What the task requires
Copy out each line in the material below that has the word "code".

Input material

— Start —

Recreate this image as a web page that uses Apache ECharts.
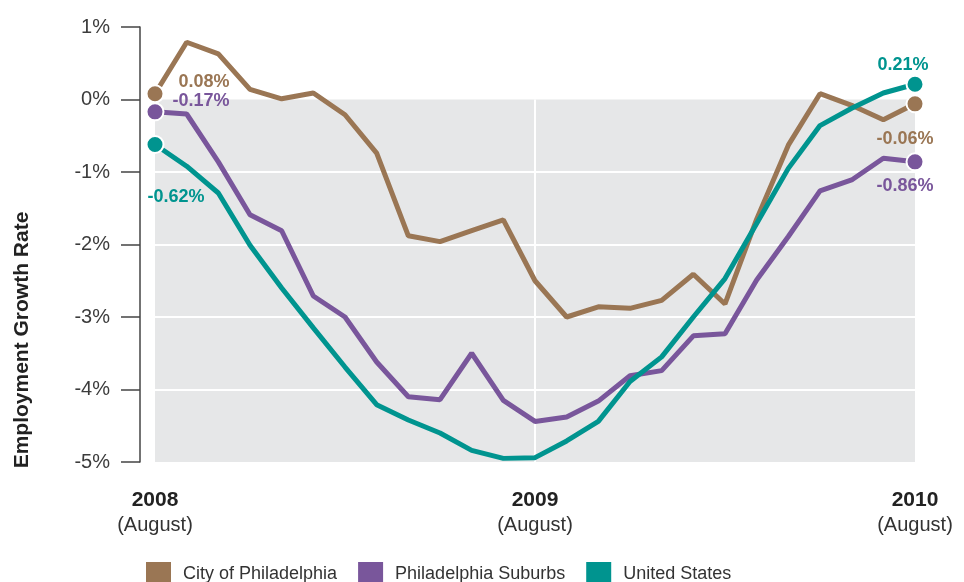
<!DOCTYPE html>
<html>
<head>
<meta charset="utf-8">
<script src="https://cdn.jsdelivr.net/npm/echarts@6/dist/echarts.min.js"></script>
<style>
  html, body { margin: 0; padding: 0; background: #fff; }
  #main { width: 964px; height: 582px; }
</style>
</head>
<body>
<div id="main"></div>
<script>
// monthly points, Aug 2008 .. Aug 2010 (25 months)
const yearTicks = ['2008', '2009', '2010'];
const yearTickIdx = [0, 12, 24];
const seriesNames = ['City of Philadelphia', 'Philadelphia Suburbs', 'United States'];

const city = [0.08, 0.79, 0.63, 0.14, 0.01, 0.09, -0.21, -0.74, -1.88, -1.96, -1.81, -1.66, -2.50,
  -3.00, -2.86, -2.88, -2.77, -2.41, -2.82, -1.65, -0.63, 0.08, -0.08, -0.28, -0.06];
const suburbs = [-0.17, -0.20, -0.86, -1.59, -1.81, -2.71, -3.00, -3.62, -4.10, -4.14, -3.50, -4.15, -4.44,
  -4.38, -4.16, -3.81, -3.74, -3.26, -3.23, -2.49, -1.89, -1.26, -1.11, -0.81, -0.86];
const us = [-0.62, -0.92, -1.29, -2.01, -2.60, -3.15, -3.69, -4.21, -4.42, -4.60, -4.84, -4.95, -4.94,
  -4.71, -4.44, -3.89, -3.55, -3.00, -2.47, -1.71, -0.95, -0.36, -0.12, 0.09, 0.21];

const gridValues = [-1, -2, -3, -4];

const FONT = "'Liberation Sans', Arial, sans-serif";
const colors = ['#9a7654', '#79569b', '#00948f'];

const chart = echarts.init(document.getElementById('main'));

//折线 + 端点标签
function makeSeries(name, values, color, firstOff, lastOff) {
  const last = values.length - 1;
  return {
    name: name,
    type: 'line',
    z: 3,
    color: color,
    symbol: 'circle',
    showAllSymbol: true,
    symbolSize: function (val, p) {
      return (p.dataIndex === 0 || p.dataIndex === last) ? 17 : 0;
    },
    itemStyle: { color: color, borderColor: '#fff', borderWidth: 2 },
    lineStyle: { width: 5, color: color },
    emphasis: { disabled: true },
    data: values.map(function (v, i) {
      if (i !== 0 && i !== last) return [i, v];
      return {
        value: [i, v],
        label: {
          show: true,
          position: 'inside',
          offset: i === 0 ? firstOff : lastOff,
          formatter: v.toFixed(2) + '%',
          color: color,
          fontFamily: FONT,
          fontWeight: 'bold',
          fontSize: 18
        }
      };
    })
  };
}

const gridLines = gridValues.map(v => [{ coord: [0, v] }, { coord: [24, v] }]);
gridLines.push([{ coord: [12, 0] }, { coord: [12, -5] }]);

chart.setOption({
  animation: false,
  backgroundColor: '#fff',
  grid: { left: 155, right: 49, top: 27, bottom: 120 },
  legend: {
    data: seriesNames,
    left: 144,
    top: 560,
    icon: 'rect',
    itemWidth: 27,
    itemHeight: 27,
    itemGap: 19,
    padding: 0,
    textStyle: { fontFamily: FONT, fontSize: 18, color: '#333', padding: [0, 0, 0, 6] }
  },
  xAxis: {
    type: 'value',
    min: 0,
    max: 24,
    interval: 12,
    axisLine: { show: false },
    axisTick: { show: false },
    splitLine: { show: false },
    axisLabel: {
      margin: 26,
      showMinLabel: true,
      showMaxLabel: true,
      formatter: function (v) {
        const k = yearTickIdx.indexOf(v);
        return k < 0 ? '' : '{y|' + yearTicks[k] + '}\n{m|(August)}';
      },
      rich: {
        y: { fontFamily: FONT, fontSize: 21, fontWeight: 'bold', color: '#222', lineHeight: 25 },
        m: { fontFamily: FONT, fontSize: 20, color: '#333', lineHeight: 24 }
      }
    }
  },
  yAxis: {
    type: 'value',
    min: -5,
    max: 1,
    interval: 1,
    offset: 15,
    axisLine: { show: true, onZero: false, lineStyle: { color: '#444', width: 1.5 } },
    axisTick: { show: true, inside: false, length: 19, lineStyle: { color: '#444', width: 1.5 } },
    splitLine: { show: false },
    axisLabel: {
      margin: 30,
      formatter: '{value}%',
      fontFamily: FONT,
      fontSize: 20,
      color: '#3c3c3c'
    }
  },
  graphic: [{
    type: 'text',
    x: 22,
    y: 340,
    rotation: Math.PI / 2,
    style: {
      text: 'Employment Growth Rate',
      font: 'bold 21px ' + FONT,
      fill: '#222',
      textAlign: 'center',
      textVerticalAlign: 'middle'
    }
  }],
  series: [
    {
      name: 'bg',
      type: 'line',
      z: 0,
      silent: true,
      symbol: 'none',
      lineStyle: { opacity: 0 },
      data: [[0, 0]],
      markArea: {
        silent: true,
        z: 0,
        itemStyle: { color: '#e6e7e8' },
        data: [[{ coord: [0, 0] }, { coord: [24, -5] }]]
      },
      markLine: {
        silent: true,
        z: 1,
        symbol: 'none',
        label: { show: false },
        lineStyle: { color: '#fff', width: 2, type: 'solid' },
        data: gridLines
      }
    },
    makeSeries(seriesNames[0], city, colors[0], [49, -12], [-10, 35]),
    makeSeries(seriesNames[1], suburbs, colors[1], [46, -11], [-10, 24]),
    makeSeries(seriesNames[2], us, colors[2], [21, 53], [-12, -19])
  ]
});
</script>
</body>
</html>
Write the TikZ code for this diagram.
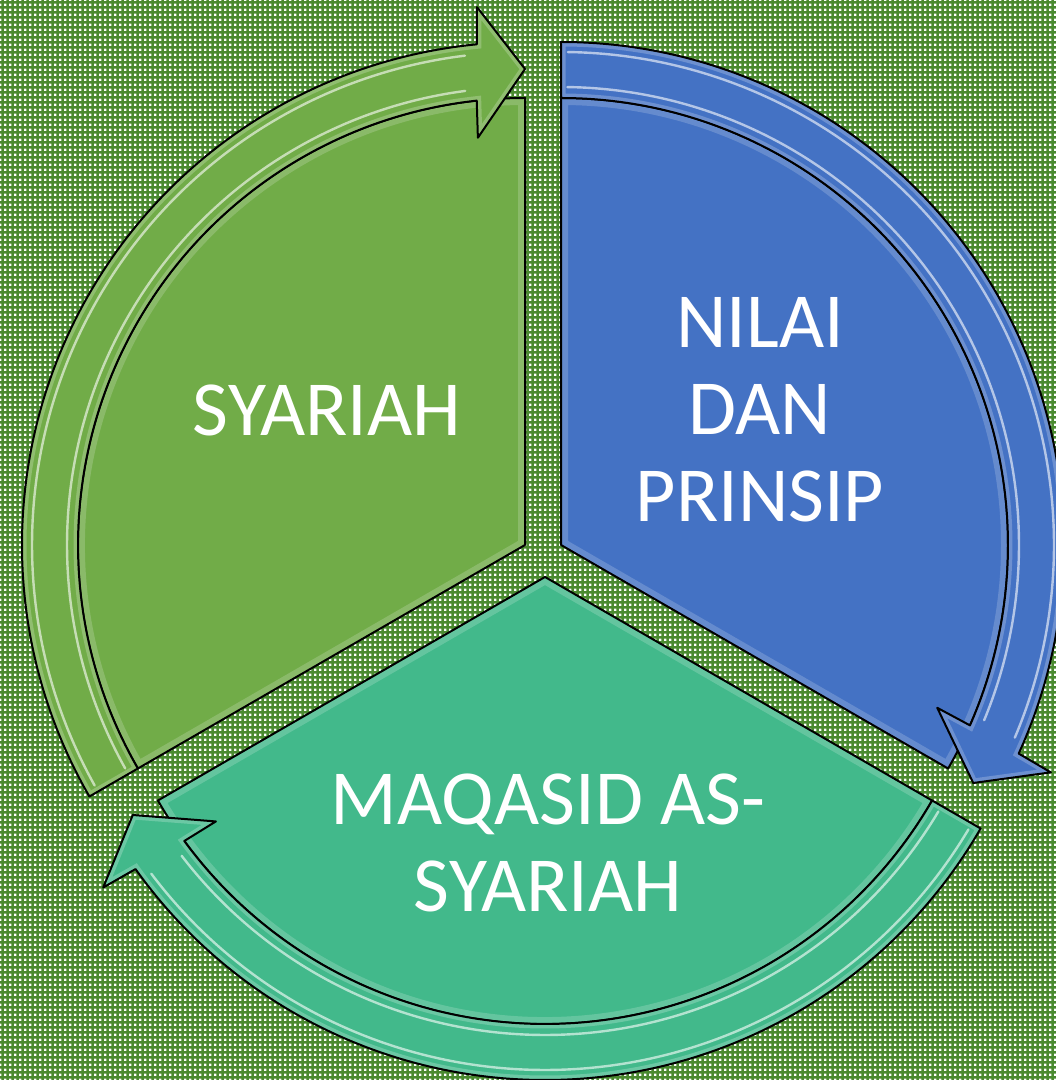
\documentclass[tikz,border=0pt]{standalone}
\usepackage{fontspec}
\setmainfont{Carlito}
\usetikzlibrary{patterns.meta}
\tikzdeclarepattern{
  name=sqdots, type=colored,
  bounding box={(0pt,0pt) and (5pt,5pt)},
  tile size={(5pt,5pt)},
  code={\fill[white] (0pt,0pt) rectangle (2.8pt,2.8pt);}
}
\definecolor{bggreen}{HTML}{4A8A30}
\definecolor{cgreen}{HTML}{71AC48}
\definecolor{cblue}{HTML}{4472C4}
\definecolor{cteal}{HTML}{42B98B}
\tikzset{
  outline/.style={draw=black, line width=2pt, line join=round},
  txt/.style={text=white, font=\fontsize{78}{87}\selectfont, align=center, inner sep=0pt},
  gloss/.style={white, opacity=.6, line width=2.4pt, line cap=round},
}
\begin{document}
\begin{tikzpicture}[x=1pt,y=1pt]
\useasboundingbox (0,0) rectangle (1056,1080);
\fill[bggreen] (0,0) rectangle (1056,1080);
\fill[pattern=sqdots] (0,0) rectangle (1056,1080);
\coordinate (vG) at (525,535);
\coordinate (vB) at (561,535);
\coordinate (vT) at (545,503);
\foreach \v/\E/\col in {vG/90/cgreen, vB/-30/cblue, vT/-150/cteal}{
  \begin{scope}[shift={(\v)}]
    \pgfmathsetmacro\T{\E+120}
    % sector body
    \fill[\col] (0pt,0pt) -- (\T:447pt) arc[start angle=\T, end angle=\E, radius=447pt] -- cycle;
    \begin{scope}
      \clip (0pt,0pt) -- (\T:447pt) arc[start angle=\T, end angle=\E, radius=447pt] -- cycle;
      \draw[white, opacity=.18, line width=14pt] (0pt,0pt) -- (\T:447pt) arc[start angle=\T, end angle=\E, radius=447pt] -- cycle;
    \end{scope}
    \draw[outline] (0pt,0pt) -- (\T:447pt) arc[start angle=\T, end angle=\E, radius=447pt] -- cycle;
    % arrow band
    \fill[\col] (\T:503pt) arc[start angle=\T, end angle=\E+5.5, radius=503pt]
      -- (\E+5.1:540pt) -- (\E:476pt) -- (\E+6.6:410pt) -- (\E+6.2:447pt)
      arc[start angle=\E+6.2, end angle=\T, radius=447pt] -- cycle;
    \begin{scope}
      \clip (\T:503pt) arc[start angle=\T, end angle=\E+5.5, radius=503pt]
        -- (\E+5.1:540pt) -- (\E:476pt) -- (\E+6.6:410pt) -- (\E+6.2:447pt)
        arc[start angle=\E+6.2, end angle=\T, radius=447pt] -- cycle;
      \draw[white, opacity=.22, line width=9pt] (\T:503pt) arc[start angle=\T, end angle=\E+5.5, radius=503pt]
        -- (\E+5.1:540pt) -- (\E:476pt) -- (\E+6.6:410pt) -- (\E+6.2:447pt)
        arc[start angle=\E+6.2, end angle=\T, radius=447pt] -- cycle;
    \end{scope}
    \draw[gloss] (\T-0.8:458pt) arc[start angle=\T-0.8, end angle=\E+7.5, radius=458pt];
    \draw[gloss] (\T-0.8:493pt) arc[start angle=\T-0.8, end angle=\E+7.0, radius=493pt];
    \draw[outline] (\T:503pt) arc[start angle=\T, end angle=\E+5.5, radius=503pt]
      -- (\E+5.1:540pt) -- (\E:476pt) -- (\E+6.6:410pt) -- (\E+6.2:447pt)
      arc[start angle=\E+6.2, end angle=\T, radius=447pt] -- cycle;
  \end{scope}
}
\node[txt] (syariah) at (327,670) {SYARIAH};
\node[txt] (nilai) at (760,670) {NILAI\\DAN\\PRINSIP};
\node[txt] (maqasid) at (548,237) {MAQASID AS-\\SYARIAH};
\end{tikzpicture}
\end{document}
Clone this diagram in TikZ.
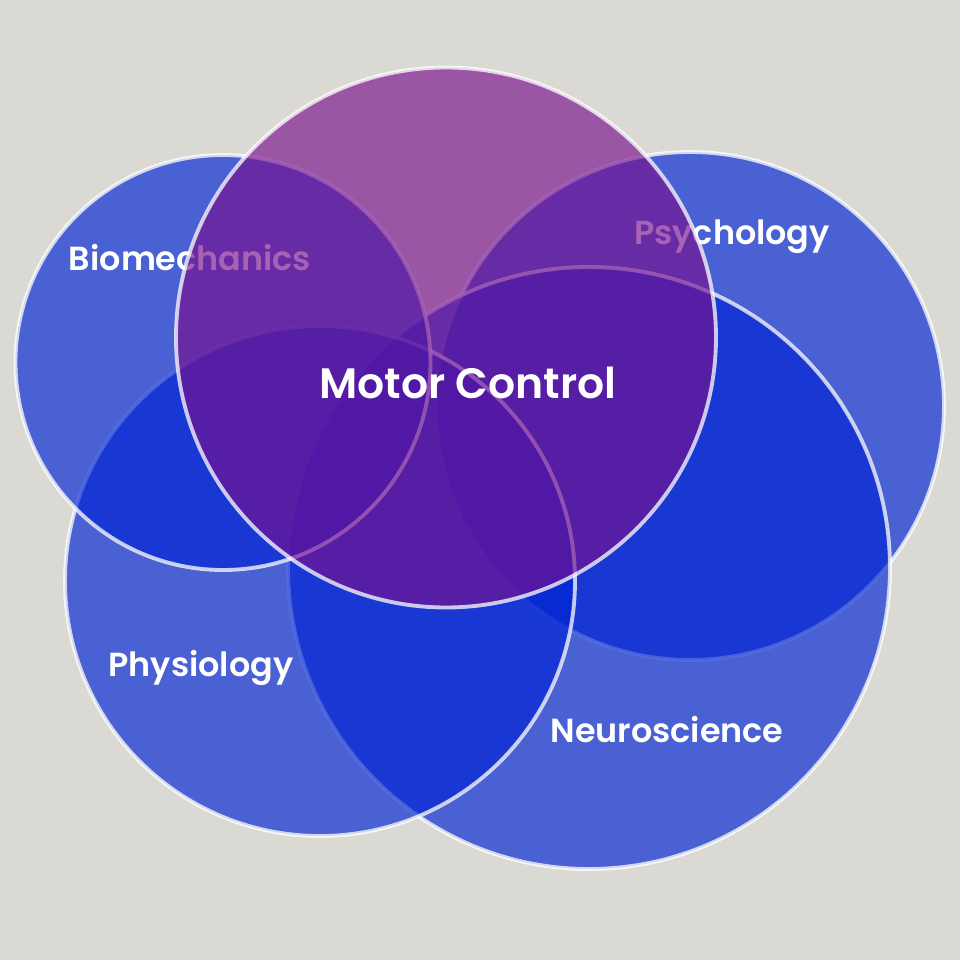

— End —

Written solution
Write the TikZ code for this diagram.
  code={\fill[white] (0pt,0pt) rectangle (2.8pt,2.8pt);}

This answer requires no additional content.